--- start ---
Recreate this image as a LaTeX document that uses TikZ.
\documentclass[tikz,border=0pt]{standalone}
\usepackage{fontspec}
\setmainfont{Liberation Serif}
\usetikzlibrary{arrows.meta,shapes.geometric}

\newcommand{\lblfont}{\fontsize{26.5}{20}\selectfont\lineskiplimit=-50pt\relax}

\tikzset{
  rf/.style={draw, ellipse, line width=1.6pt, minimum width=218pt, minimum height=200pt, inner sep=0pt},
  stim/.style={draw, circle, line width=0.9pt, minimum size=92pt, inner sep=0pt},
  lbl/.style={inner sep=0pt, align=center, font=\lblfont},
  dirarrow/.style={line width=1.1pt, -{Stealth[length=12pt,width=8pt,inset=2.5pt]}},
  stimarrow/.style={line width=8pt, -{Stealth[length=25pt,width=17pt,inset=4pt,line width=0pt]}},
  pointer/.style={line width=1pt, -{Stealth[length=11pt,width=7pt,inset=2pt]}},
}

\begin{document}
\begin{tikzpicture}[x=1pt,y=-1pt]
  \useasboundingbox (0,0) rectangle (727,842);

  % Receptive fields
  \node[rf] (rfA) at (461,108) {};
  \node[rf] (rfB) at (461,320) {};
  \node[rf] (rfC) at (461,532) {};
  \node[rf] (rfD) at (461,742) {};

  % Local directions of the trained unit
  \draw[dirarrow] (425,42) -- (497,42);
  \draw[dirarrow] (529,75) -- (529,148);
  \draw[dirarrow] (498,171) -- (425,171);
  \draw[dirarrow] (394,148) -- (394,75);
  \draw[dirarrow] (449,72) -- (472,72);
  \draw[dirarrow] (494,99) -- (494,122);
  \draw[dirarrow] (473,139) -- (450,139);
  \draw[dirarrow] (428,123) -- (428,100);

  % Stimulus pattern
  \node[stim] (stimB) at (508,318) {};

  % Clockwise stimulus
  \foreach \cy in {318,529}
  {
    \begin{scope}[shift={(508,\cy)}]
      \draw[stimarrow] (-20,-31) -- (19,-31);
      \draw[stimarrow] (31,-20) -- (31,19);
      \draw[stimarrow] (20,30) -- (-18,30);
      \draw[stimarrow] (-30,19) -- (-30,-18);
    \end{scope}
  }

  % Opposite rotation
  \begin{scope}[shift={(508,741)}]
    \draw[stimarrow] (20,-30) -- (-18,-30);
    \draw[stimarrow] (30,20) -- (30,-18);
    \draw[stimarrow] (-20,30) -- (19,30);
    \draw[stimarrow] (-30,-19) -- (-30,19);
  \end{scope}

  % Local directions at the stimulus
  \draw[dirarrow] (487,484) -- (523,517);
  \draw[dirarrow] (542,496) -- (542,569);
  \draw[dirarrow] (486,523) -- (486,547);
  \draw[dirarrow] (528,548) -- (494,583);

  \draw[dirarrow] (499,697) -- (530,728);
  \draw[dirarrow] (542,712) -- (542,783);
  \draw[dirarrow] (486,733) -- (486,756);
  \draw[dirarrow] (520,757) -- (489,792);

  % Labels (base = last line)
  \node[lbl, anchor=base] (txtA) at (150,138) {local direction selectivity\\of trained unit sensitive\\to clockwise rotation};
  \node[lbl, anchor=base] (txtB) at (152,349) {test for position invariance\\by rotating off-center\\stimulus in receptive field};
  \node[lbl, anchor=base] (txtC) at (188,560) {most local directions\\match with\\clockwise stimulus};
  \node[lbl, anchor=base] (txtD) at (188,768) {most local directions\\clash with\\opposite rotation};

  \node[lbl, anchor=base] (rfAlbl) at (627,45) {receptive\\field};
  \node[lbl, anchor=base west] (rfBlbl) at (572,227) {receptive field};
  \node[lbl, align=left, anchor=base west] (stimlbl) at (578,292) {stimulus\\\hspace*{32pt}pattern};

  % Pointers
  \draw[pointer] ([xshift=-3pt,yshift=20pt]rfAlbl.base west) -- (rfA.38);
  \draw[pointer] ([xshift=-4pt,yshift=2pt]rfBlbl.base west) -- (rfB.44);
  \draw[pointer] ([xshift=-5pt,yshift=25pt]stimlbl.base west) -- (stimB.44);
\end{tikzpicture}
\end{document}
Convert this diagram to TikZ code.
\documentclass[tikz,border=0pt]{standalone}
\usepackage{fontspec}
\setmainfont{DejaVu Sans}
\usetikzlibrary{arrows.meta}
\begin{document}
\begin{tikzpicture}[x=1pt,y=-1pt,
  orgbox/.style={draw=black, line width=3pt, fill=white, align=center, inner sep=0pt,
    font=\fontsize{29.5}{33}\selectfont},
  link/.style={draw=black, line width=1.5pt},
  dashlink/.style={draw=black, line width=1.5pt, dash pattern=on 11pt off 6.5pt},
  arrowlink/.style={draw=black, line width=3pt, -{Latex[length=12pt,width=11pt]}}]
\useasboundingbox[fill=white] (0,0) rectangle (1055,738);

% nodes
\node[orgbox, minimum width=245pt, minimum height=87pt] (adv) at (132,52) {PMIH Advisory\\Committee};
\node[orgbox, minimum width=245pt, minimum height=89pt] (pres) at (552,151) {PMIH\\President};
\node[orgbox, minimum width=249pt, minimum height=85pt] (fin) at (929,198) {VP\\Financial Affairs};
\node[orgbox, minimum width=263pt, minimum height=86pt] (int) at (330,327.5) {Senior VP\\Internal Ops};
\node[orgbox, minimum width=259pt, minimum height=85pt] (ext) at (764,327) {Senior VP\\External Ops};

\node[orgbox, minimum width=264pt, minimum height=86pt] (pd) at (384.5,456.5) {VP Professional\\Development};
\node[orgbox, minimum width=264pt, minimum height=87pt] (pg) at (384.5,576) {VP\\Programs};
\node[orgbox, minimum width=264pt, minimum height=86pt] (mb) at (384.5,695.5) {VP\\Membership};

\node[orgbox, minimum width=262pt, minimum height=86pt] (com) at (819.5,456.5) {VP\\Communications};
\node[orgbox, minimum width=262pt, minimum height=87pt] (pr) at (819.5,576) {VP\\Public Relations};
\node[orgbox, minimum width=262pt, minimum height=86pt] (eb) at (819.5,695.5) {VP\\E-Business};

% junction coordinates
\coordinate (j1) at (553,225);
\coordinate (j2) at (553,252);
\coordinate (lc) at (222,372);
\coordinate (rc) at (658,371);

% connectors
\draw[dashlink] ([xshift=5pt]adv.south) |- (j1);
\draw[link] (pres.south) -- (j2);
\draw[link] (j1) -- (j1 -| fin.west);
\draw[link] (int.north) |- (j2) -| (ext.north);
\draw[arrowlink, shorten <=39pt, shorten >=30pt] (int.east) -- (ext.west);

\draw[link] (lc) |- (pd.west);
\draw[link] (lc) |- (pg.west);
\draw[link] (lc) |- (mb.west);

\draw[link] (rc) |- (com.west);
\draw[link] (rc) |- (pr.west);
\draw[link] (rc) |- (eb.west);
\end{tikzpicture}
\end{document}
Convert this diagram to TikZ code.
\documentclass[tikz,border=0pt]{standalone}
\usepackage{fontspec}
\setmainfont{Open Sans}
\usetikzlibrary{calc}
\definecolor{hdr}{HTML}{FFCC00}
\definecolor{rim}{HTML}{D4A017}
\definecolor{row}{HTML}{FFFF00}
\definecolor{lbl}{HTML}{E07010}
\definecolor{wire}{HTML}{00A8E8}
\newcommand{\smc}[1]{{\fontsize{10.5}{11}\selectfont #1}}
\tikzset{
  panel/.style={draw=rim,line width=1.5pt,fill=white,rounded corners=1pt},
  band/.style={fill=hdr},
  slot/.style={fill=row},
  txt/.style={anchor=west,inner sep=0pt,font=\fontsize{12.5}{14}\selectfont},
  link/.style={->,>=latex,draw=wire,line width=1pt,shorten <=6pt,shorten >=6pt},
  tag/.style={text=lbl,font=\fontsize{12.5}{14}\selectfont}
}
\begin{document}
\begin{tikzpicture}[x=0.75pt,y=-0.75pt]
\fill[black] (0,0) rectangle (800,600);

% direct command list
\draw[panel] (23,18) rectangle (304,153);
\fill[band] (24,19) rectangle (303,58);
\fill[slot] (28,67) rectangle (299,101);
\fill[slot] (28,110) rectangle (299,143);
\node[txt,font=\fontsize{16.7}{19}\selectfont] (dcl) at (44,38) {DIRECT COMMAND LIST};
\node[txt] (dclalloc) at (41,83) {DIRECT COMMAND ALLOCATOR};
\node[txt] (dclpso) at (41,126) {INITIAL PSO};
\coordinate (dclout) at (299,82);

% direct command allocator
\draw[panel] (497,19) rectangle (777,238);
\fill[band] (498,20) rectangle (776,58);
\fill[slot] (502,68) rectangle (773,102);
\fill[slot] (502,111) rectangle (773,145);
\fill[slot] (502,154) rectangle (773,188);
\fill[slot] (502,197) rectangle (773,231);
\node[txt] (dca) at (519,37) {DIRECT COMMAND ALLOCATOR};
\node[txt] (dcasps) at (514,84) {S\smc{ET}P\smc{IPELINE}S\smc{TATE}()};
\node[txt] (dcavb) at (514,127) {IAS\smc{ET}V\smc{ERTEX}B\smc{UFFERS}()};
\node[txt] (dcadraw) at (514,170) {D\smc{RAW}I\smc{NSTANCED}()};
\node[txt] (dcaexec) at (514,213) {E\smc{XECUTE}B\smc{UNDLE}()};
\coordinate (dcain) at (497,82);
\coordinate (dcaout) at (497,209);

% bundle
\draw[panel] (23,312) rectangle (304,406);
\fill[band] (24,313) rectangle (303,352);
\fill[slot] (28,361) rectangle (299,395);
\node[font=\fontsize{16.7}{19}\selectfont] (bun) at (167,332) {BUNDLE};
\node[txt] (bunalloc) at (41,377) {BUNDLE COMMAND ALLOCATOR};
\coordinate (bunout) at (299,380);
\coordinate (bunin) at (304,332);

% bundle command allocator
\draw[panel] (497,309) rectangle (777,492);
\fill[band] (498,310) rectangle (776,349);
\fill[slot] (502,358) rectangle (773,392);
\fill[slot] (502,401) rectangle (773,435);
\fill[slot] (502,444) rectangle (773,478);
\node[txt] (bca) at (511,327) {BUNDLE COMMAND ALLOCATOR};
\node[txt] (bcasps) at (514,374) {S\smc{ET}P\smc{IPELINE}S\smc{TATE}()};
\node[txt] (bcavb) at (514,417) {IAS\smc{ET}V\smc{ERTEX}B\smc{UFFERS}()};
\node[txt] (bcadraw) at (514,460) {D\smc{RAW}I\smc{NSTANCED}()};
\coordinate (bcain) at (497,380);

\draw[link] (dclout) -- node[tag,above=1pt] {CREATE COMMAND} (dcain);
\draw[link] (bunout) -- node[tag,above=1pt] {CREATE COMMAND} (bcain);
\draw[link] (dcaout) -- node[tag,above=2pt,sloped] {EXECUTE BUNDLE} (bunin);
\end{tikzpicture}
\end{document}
--- end ---
- _The exercise_
Starting at the first line of the data above, please restate word for word every line up to and including the one that holds "(rfD) at (461,742)", and add nothing else.

- _The reply_
Recreate this image as a LaTeX document that uses TikZ.
\documentclass[tikz,border=0pt]{standalone}
\usepackage{fontspec}
\setmainfont{Liberation Serif}
\usetikzlibrary{arrows.meta,shapes.geometric}

\newcommand{\lblfont}{\fontsize{26.5}{20}\selectfont\lineskiplimit=-50pt\relax}

\tikzset{
  rf/.style={draw, ellipse, line width=1.6pt, minimum width=218pt, minimum height=200pt, inner sep=0pt},
  stim/.style={draw, circle, line width=0.9pt, minimum size=92pt, inner sep=0pt},
  lbl/.style={inner sep=0pt, align=center, font=\lblfont},
  dirarrow/.style={line width=1.1pt, -{Stealth[length=12pt,width=8pt,inset=2.5pt]}},
  stimarrow/.style={line width=8pt, -{Stealth[length=25pt,width=17pt,inset=4pt,line width=0pt]}},
  pointer/.style={line width=1pt, -{Stealth[length=11pt,width=7pt,inset=2pt]}},
}

\begin{document}
\begin{tikzpicture}[x=1pt,y=-1pt]
  \useasboundingbox (0,0) rectangle (727,842);

  % Receptive fields
  \node[rf] (rfA) at (461,108) {};
  \node[rf] (rfB) at (461,320) {};
  \node[rf] (rfC) at (461,532) {};
  \node[rf] (rfD) at (461,742) {};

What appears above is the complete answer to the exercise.